Question

$$\int \dfrac {\mathrm{d} x}{1-e^{x}}$$ = （ ）
A. $$-\ln \left\lvert 1-e^{x}\right\lvert +C$$
B. $$x-\ln \left\lvert 1-e^{x}\right\lvert +C$$
C. $$\dfrac {1}{(1-e^{x})^{2}}+C$$
D. $$e^{-x}\ln \left\lvert 1+e^{x}\right\lvert +C$$

Answer

**step1** Understanding the Problem

The problem asks us to evaluate the indefinite integral $$\int \dfrac {\mathrm{d} x}{1-e^{x}}$$. We need to find the function whose derivative is $$\dfrac{1}{1-e^x}$$ and then match it with one of the given options.

**step2** Choosing a Substitution

To simplify the integral, we can use a substitution. Let's choose $$u = e^x$$.
Then, we need to find $$du$$ in terms of $$dx$$. Differentiating $$u = e^x$$ with respect to $$x$$, we get $$du = e^x \,dx$$.
Since $$u = e^x$$, we can write $$dx = \dfrac{du}{e^x} = \dfrac{du}{u}$$.

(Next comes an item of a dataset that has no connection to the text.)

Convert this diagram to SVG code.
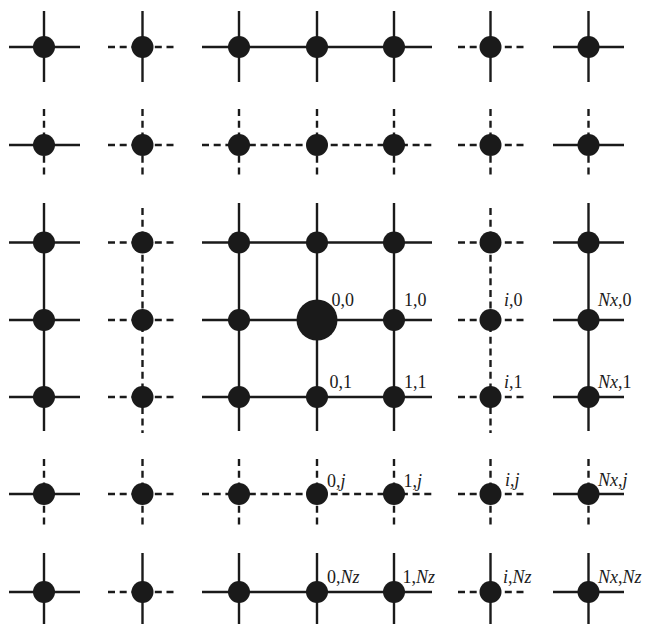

**step3** Rewriting the Integral in terms of $$u$$

Now, substitute $$u$$ and $$dx$$ into the original integral:
$$\int \dfrac{1}{1-e^x} \,dx = \int \dfrac{1}{1-u} \cdot \dfrac{du}{u}$$
This simplifies to:
$$\int \dfrac{1}{u(1-u)} \,du$$

**step4** Applying Partial Fraction Decomposition

The integrand is a rational function, so we can use partial fraction decomposition. We want to express $$\dfrac{1}{u(1-u)}$$ as a sum of simpler fractions:
$$\dfrac{1}{u(1-u)} = \dfrac{A}{u} + \dfrac{B}{1-u}$$
To find the constants $$A$$ and $$B$$, we multiply both sides by $$u(1-u)$$:
$$1 = A(1-u) + Bu$$
Now, we can find $$A$$ and $$B$$ by choosing specific values for $$u$$:
If $$u=0$$, then $$1 = A(1-0) + B(0) \implies 1 = A$$.
If $$u=1$$, then $$1 = A(1-1) + B(1) \implies 1 = B$$.
So, the decomposition is:
$$\dfrac{1}{u(1-u)} = \dfrac{1}{u} + \dfrac{1}{1-u}$$

**step5** Integrating the Decomposed Terms

Now we integrate the decomposed expression:
$$\int \left( \dfrac{1}{u} + \dfrac{1}{1-u} \right) du = \int \dfrac{1}{u} du + \int \dfrac{1}{1-u} du$$
The first integral is a standard logarithm:
$$\int \dfrac{1}{u} du = \ln|u|$$
For the second integral, let $$v = 1-u$$. Then $$dv = -du$$, so $$du = -dv$$.
$$\int \dfrac{1}{1-u} du = \int \dfrac{1}{v} (-dv) = -\int \dfrac{1}{v} dv = -\ln|v|$$
Substitute back $$v = 1-u$$:
$$-\ln|1-u|$$
Combining these, the integral in terms of $$u$$ is:
$$\ln|u| - \ln|1-u| + C$$

**step6** Substituting Back the Original Variable

Finally, substitute $$u = e^x$$ back into the result:
$$\ln|e^x| - \ln|1-e^x| + C$$
Since $$e^x$$ is always positive for real values of $$x$$, $$|e^x| = e^x$$.
Also, $$\ln(e^x) = x$$ (by the definition of logarithm).
So, the expression becomes:
$$x - \ln|1-e^x| + C$$

**step7** Comparing with Options

Comparing our result with the given options:
A. $$-\ln \left\lvert 1-e^{x}\right\lvert +C$$
B. $$x-\ln \left\lvert 1-e^{x}\right\lvert +C$$
C. $$\dfrac {1}{(1-e^{x})^{2}}+C$$
D. $$e^{-x}\ln \left\lvert 1+e^{x}\right\lvert +C$$
Our result matches option B.